United Drug has reported a 23 per cent rise in pre-tax profits for the six months to March 31st and has also promised shareholders it will carry out a seven-for-one share split
Group turnover was up by 18 per cent to €561 million, while pre-tax profits rose to €16 million from €14.4 million in the same period in 2002. But this year's figures fall to €14.9 million once an exceptional charge of €1.1 million relating to redundancy costs at its British business Ventiv is taken into account.
The retained profit for the period was €8.1 million, compared to €7.9 million in the previous six months. The company has agreed to pay eight cents dividend per share, up from one cent.
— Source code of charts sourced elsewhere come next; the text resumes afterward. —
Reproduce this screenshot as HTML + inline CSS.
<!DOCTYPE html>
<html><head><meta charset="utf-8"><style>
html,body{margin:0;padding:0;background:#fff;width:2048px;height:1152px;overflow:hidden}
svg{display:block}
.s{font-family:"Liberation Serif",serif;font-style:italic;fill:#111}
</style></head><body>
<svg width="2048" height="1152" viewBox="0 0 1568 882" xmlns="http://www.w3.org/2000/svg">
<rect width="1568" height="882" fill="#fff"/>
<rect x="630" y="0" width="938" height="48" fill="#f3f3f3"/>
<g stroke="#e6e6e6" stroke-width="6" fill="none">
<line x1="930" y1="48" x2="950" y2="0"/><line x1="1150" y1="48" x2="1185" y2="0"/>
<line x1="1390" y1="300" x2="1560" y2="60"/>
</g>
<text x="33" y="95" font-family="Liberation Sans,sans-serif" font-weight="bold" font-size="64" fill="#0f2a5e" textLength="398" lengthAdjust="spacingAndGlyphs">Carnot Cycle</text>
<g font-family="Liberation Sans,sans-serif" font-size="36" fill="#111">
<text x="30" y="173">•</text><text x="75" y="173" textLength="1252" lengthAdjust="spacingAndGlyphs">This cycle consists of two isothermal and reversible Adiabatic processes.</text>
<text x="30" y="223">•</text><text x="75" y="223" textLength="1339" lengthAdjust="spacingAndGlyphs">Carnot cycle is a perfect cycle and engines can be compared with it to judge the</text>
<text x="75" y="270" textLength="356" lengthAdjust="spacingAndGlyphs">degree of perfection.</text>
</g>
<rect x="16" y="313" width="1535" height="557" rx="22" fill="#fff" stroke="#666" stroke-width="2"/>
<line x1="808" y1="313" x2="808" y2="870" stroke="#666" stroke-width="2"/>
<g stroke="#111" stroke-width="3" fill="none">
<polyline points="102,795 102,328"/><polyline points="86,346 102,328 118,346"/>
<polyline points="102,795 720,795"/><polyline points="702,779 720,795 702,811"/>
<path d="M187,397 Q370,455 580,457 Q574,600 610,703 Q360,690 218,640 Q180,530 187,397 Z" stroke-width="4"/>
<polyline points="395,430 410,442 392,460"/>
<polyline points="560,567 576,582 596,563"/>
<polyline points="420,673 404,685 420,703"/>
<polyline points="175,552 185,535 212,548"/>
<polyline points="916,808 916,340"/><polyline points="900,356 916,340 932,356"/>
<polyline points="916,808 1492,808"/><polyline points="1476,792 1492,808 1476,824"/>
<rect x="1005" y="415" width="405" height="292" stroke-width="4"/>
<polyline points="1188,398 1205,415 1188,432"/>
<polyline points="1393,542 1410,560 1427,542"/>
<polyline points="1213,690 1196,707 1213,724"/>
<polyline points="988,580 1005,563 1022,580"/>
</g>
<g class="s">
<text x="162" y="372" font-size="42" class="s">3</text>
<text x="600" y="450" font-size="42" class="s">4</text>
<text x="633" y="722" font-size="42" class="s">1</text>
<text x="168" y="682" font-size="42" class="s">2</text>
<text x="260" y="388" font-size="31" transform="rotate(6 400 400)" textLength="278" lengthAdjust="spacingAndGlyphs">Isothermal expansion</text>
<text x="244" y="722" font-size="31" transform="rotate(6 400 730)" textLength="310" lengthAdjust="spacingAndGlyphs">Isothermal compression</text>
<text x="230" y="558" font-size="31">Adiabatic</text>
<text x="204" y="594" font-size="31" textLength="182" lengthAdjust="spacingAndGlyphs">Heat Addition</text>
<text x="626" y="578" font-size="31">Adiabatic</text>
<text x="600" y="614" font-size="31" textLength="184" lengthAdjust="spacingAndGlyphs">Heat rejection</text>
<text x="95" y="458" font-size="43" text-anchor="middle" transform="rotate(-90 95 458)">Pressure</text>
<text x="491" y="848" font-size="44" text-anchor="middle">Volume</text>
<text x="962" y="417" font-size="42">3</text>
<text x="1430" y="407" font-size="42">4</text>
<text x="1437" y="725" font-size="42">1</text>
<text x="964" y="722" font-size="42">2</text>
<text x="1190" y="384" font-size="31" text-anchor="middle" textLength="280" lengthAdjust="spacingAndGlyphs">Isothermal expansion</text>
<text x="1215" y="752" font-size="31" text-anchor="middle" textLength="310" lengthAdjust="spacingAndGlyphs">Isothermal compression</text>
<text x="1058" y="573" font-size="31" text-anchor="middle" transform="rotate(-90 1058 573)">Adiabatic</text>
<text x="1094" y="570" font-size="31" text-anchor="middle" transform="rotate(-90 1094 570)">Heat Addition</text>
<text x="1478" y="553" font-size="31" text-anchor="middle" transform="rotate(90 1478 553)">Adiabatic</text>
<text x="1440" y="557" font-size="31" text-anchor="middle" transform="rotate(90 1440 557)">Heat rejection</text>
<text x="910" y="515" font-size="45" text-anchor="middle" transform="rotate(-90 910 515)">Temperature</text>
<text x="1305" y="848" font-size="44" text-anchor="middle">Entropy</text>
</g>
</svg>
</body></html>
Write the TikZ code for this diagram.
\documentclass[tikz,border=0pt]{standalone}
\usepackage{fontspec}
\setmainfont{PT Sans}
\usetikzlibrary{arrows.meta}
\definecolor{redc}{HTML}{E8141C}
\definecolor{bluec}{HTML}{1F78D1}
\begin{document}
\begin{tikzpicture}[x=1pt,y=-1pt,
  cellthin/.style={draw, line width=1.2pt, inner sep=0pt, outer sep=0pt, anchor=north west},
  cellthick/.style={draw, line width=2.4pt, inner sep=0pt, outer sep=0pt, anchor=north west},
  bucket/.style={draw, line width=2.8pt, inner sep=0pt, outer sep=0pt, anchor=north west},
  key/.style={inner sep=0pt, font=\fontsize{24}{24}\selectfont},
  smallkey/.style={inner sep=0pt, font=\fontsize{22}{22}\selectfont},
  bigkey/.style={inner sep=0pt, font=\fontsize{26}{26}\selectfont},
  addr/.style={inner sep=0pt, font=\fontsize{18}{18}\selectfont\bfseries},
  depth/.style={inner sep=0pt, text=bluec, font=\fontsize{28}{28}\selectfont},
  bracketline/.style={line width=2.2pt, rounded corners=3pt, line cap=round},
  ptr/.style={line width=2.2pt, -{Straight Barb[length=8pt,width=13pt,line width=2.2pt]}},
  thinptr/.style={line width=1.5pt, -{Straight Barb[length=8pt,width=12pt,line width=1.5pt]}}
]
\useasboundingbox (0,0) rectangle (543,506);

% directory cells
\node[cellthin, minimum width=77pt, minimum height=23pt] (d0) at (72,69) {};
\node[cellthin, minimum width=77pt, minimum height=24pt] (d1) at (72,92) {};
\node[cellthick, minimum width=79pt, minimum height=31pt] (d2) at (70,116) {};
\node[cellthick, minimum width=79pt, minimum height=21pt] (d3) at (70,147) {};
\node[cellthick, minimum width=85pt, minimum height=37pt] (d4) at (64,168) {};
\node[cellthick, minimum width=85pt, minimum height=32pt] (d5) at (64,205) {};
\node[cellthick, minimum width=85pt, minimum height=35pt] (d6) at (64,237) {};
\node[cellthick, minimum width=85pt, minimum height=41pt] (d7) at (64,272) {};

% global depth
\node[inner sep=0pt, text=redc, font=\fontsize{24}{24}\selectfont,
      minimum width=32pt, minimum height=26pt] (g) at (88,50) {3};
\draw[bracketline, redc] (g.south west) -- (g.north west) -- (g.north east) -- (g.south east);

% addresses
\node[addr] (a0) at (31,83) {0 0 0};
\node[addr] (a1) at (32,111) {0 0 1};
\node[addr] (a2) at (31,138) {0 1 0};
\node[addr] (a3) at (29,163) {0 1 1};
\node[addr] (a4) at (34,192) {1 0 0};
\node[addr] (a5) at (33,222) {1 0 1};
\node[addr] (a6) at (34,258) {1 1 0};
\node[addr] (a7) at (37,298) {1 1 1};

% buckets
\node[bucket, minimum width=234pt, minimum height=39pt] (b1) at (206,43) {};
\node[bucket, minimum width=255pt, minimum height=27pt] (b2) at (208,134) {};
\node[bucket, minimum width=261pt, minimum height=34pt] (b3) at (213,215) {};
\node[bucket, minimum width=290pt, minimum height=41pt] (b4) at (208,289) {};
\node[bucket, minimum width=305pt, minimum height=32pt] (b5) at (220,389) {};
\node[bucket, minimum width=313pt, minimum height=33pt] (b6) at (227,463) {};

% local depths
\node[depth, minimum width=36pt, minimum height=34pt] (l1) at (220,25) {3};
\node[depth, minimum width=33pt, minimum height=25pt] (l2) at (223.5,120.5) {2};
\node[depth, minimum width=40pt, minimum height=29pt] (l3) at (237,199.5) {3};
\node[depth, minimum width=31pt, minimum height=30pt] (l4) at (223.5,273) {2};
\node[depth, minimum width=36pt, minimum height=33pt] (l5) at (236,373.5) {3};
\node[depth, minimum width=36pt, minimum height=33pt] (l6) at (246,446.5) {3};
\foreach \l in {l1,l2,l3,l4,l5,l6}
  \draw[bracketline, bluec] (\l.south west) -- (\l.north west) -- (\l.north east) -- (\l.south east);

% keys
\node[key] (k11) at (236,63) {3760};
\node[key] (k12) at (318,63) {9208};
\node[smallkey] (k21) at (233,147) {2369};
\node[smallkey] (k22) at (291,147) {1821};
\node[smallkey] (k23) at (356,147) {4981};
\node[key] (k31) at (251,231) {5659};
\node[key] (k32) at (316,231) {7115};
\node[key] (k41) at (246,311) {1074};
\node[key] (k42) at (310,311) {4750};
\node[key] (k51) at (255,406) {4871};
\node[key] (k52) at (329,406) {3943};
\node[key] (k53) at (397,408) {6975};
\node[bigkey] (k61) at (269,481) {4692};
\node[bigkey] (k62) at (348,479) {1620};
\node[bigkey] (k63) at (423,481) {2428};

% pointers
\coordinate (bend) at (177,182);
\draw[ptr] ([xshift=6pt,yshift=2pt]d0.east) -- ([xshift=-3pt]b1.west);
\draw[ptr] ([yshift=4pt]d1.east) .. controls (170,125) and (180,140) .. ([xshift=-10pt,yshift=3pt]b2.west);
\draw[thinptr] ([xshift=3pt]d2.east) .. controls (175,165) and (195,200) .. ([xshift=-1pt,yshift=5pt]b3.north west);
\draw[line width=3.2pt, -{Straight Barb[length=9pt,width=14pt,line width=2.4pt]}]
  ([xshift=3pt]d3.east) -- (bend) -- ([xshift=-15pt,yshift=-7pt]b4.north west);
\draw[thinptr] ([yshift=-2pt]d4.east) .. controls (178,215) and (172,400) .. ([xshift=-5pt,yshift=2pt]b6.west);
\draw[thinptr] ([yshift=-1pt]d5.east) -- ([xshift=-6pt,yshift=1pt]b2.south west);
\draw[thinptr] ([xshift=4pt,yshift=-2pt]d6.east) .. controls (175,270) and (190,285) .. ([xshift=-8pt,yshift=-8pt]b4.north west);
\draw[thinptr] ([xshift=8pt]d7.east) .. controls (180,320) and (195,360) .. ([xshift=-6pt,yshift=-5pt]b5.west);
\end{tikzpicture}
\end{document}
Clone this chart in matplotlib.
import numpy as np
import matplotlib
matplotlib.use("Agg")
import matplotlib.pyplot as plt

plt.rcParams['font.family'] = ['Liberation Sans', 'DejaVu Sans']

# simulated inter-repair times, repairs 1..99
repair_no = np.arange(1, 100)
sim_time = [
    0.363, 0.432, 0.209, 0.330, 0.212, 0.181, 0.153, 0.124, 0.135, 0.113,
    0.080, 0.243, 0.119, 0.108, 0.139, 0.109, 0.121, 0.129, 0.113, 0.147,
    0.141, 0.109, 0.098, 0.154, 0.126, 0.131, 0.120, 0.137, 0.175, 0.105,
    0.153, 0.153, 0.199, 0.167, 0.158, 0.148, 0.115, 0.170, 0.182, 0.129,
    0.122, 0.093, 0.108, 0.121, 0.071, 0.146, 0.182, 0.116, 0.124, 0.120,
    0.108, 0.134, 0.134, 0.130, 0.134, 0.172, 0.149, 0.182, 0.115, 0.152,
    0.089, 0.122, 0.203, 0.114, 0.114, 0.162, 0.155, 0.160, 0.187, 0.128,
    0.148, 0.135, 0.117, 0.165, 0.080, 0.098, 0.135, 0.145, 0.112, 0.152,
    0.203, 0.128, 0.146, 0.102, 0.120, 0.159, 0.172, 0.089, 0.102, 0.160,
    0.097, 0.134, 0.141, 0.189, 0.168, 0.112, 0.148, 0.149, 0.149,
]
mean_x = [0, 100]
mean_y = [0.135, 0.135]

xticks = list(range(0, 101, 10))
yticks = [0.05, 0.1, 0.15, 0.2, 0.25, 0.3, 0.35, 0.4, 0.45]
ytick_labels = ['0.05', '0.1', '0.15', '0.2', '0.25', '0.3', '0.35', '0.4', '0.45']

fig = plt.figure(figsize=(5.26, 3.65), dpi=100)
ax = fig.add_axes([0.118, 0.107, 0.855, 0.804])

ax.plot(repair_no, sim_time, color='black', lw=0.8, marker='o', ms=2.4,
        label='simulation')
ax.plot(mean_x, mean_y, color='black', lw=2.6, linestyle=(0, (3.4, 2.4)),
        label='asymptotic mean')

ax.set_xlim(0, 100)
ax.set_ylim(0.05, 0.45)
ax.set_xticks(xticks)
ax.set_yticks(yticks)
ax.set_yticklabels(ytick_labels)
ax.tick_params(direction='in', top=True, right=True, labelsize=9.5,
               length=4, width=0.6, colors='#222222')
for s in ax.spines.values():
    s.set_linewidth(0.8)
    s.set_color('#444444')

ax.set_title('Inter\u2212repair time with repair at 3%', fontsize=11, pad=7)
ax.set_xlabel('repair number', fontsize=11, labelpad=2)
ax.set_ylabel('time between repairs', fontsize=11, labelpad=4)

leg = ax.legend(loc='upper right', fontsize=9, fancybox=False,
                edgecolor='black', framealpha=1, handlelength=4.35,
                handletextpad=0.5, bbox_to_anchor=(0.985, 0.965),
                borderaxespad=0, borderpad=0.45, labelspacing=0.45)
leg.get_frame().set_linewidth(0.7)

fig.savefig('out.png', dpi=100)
Chairman Mr Martin Rafferty said the firm's double-digit share price was not attractive to private investors. He said: "It is therefore proposed to recommend to shareholders that we split the shares. This will have the effect of changing the nominal value of United Drug shares from 32 cent to five cent." He said full details of the proposal would be sent to shareholders in June and an extraordinary meeting would be convened soon after.
"The proposal will not affect the underlying interest of shareholders in the earnings or net assets of the company or the rights attaching to the shares," he said. Mr Rafferty said each of the firm's four divisions - pharma, contract distribution, medical and scientific, and contract sales outsourcing - continued to perform well, while gains in market share, higher margins and tighter cost control were main factors behind higher profits.
Recent acquisitions in Britain have increased debt levels, with net debt rising to €57.5 million from €19.5 million in the comparable period in 2002. Turnover and profits figures for the recently acquired British acquisitions were not provided.
"This entity has been fully integrated into the operations of Ashfield Healthcare UK and it is not possible to separately identify its trading results since acquisition."